→ Data section:

>>>

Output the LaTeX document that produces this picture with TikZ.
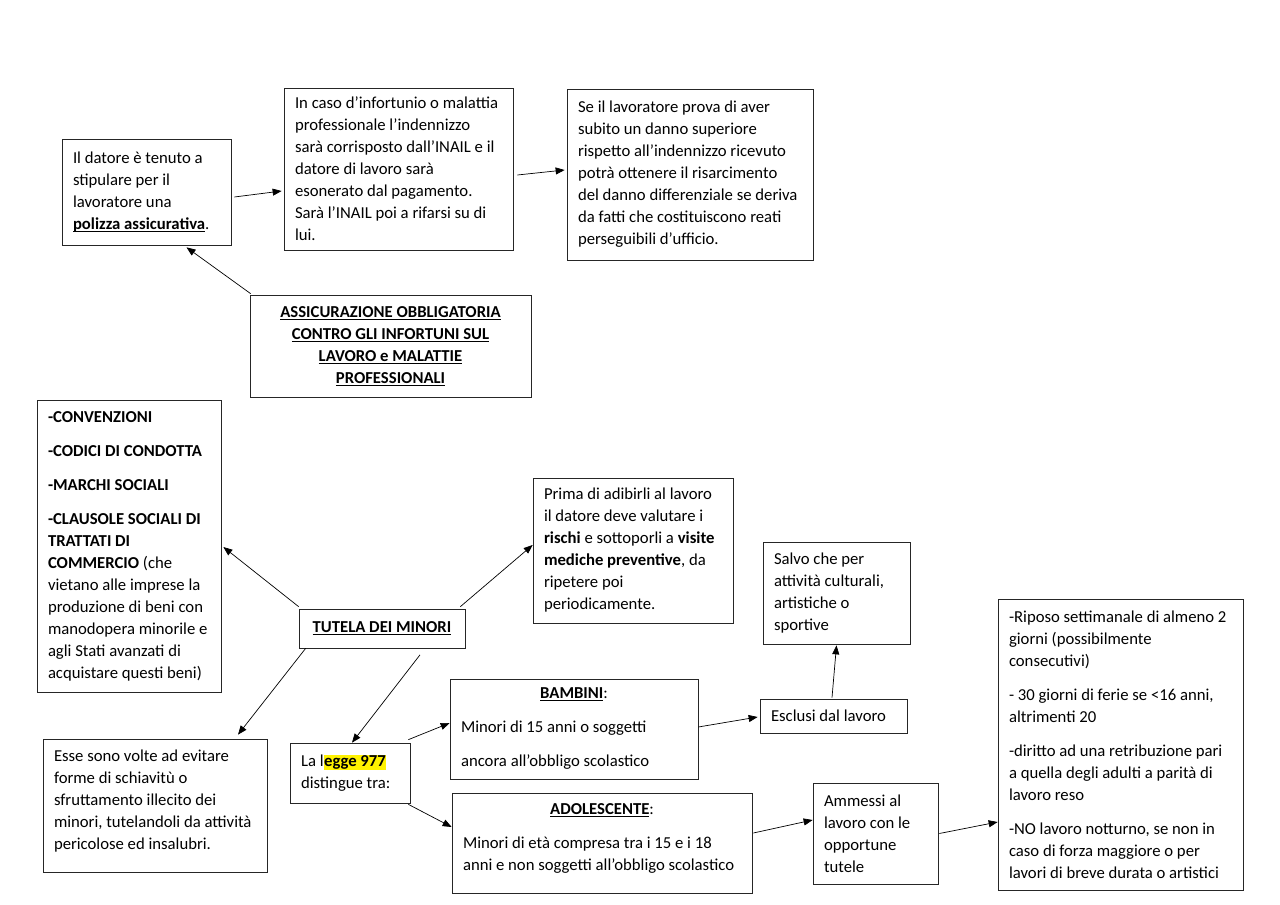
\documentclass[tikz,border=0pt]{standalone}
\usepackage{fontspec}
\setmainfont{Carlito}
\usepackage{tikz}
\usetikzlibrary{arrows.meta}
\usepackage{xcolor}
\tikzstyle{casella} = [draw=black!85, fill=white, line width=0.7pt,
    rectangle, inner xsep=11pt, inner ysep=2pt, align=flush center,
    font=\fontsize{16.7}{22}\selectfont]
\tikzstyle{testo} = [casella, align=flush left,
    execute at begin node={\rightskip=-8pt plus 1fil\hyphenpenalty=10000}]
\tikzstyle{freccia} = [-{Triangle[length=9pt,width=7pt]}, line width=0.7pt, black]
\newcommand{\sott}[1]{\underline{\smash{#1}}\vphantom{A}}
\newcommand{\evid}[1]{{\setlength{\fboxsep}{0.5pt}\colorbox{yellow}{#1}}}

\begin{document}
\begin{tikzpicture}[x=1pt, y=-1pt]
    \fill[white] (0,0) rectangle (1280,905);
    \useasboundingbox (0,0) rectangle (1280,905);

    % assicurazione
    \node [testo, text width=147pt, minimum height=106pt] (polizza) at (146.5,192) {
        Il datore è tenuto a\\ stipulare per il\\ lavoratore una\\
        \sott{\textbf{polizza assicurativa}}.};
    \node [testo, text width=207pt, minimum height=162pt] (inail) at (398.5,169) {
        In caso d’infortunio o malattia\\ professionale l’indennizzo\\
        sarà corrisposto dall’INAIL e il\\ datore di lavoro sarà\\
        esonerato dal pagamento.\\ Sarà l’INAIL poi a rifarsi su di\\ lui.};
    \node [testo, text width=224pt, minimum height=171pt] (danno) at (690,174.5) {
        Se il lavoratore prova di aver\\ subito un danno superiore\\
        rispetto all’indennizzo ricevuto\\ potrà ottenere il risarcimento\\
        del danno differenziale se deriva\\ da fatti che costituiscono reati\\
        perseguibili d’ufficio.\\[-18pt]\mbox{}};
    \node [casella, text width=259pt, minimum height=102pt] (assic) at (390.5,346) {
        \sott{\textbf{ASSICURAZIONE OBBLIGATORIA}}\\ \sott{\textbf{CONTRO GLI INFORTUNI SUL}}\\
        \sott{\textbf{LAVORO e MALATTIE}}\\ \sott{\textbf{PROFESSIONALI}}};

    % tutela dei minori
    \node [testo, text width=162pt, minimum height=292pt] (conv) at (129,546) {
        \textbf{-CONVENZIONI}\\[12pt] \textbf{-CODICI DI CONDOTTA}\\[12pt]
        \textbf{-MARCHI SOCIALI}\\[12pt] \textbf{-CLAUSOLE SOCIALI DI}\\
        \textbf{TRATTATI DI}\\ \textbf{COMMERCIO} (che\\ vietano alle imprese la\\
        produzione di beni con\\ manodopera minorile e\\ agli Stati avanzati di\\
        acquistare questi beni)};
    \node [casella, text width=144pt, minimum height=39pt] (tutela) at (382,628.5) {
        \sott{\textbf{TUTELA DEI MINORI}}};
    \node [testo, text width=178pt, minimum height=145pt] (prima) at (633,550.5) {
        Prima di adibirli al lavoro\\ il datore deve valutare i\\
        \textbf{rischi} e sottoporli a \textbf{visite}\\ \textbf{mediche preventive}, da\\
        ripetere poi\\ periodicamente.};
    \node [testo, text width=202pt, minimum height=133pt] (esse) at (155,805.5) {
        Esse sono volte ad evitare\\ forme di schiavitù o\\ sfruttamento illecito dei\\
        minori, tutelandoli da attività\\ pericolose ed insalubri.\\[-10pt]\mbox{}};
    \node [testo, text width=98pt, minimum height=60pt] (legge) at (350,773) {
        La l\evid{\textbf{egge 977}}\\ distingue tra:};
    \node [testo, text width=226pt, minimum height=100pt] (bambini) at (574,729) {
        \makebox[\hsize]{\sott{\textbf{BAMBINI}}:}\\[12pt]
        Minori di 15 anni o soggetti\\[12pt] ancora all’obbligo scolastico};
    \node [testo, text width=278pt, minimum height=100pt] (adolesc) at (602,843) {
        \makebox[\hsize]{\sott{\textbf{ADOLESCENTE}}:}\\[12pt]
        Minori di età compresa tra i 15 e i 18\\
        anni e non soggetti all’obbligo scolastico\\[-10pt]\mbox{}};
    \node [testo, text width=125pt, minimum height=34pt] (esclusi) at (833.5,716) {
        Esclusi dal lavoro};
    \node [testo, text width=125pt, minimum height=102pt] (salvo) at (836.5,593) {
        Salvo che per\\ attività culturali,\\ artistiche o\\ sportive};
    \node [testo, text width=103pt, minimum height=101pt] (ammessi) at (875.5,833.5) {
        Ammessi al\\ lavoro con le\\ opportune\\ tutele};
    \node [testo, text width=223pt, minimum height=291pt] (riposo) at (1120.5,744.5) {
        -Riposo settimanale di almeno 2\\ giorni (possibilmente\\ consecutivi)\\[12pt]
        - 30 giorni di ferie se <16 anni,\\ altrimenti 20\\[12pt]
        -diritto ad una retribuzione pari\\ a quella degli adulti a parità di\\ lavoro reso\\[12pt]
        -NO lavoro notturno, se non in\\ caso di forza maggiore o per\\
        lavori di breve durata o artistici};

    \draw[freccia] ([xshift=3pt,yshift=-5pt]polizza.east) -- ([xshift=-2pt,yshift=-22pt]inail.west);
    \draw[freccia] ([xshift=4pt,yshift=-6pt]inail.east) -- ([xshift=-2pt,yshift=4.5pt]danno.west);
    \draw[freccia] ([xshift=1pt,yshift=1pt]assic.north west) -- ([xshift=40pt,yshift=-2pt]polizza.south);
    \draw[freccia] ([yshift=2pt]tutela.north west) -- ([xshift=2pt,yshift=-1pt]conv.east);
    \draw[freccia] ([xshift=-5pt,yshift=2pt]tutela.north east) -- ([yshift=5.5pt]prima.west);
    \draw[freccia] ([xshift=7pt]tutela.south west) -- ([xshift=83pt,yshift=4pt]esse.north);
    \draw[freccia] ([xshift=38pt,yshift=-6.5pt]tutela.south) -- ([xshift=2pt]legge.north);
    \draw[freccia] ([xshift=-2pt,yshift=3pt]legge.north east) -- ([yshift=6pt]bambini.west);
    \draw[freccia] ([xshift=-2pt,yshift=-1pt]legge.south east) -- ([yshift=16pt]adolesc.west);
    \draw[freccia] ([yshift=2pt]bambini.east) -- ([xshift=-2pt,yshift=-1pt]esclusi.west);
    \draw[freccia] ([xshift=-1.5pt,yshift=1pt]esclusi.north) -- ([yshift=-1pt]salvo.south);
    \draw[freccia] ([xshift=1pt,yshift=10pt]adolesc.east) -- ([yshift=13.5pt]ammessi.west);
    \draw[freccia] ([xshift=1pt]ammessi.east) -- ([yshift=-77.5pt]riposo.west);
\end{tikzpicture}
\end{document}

<<<

→ The task: Transcribe all of the material exactly, leaving out whatever pictures it contains.

→ Right answer:
Output the LaTeX document that produces this picture with TikZ.
\documentclass[tikz,border=0pt]{standalone}
\usepackage{fontspec}
\setmainfont{Carlito}
\usepackage{tikz}
\usetikzlibrary{arrows.meta}
\usepackage{xcolor}
\tikzstyle{casella} = [draw=black!85, fill=white, line width=0.7pt,
    rectangle, inner xsep=11pt, inner ysep=2pt, align=flush center,
    font=\fontsize{16.7}{22}\selectfont]
\tikzstyle{testo} = [casella, align=flush left,
    execute at begin node={\rightskip=-8pt plus 1fil\hyphenpenalty=10000}]
\tikzstyle{freccia} = [-{Triangle[length=9pt,width=7pt]}, line width=0.7pt, black]
\newcommand{\sott}[1]{\underline{\smash{#1}}\vphantom{A}}
\newcommand{\evid}[1]{{\setlength{\fboxsep}{0.5pt}\colorbox{yellow}{#1}}}

\begin{document}
\begin{tikzpicture}[x=1pt, y=-1pt]
    \fill[white] (0,0) rectangle (1280,905);
    \useasboundingbox (0,0) rectangle (1280,905);

    % assicurazione
    \node [testo, text width=147pt, minimum height=106pt] (polizza) at (146.5,192) {
        Il datore è tenuto a\\ stipulare per il\\ lavoratore una\\
        \sott{\textbf{polizza assicurativa}}.};
    \node [testo, text width=207pt, minimum height=162pt] (inail) at (398.5,169) {
        In caso d’infortunio o malattia\\ professionale l’indennizzo\\
        sarà corrisposto dall’INAIL e il\\ datore di lavoro sarà\\
        esonerato dal pagamento.\\ Sarà l’INAIL poi a rifarsi su di\\ lui.};
    \node [testo, text width=224pt, minimum height=171pt] (danno) at (690,174.5) {
        Se il lavoratore prova di aver\\ subito un danno superiore\\
        rispetto all’indennizzo ricevuto\\ potrà ottenere il risarcimento\\
        del danno differenziale se deriva\\ da fatti che costituiscono reati\\
        perseguibili d’ufficio.\\[-18pt]\mbox{}};
    \node [casella, text width=259pt, minimum height=102pt] (assic) at (390.5,346) {
        \sott{\textbf{ASSICURAZIONE OBBLIGATORIA}}\\ \sott{\textbf{CONTRO GLI INFORTUNI SUL}}\\
        \sott{\textbf{LAVORO e MALATTIE}}\\ \sott{\textbf{PROFESSIONALI}}};

    % tutela dei minori
    \node [testo, text width=162pt, minimum height=292pt] (conv) at (129,546) {
        \textbf{-CONVENZIONI}\\[12pt] \textbf{-CODICI DI CONDOTTA}\\[12pt]
        \textbf{-MARCHI SOCIALI}\\[12pt] \textbf{-CLAUSOLE SOCIALI DI}\\
        \textbf{TRATTATI DI}\\ \textbf{COMMERCIO} (che\\ vietano alle imprese la\\
        produzione di beni con\\ manodopera minorile e\\ agli Stati avanzati di\\
        acquistare questi beni)};
    \node [casella, text width=144pt, minimum height=39pt] (tutela) at (382,628.5) {
        \sott{\textbf{TUTELA DEI MINORI}}};
    \node [testo, text width=178pt, minimum height=145pt] (prima) at (633,550.5) {
        Prima di adibirli al lavoro\\ il datore deve valutare i\\
        \textbf{rischi} e sottoporli a \textbf{visite}\\ \textbf{mediche preventive}, da\\
        ripetere poi\\ periodicamente.};
    \node [testo, text width=202pt, minimum height=133pt] (esse) at (155,805.5) {
        Esse sono volte ad evitare\\ forme di schiavitù o\\ sfruttamento illecito dei\\
        minori, tutelandoli da attività\\ pericolose ed insalubri.\\[-10pt]\mbox{}};
    \node [testo, text width=98pt, minimum height=60pt] (legge) at (350,773) {
        La l\evid{\textbf{egge 977}}\\ distingue tra:};
    \node [testo, text width=226pt, minimum height=100pt] (bambini) at (574,729) {
        \makebox[\hsize]{\sott{\textbf{BAMBINI}}:}\\[12pt]
        Minori di 15 anni o soggetti\\[12pt] ancora all’obbligo scolastico};
    \node [testo, text width=278pt, minimum height=100pt] (adolesc) at (602,843) {
        \makebox[\hsize]{\sott{\textbf{ADOLESCENTE}}:}\\[12pt]
        Minori di età compresa tra i 15 e i 18\\
        anni e non soggetti all’obbligo scolastico\\[-10pt]\mbox{}};
    \node [testo, text width=125pt, minimum height=34pt] (esclusi) at (833.5,716) {
        Esclusi dal lavoro};
    \node [testo, text width=125pt, minimum height=102pt] (salvo) at (836.5,593) {
        Salvo che per\\ attività culturali,\\ artistiche o\\ sportive};
    \node [testo, text width=103pt, minimum height=101pt] (ammessi) at (875.5,833.5) {
        Ammessi al\\ lavoro con le\\ opportune\\ tutele};
    \node [testo, text width=223pt, minimum height=291pt] (riposo) at (1120.5,744.5) {
        -Riposo settimanale di almeno 2\\ giorni (possibilmente\\ consecutivi)\\[12pt]
        - 30 giorni di ferie se <16 anni,\\ altrimenti 20\\[12pt]
        -diritto ad una retribuzione pari\\ a quella degli adulti a parità di\\ lavoro reso\\[12pt]
        -NO lavoro notturno, se non in\\ caso di forza maggiore o per\\
        lavori di breve durata o artistici};

    \draw[freccia] ([xshift=3pt,yshift=-5pt]polizza.east) -- ([xshift=-2pt,yshift=-22pt]inail.west);
    \draw[freccia] ([xshift=4pt,yshift=-6pt]inail.east) -- ([xshift=-2pt,yshift=4.5pt]danno.west);
    \draw[freccia] ([xshift=1pt,yshift=1pt]assic.north west) -- ([xshift=40pt,yshift=-2pt]polizza.south);
    \draw[freccia] ([yshift=2pt]tutela.north west) -- ([xshift=2pt,yshift=-1pt]conv.east);
    \draw[freccia] ([xshift=-5pt,yshift=2pt]tutela.north east) -- ([yshift=5.5pt]prima.west);
    \draw[freccia] ([xshift=7pt]tutela.south west) -- ([xshift=83pt,yshift=4pt]esse.north);
    \draw[freccia] ([xshift=38pt,yshift=-6.5pt]tutela.south) -- ([xshift=2pt]legge.north);
    \draw[freccia] ([xshift=-2pt,yshift=3pt]legge.north east) -- ([yshift=6pt]bambini.west);
    \draw[freccia] ([xshift=-2pt,yshift=-1pt]legge.south east) -- ([yshift=16pt]adolesc.west);
    \draw[freccia] ([yshift=2pt]bambini.east) -- ([xshift=-2pt,yshift=-1pt]esclusi.west);
    \draw[freccia] ([xshift=-1.5pt,yshift=1pt]esclusi.north) -- ([yshift=-1pt]salvo.south);
    \draw[freccia] ([xshift=1pt,yshift=10pt]adolesc.east) -- ([yshift=13.5pt]ammessi.west);
    \draw[freccia] ([xshift=1pt]ammessi.east) -- ([yshift=-77.5pt]riposo.west);
\end{tikzpicture}
\end{document}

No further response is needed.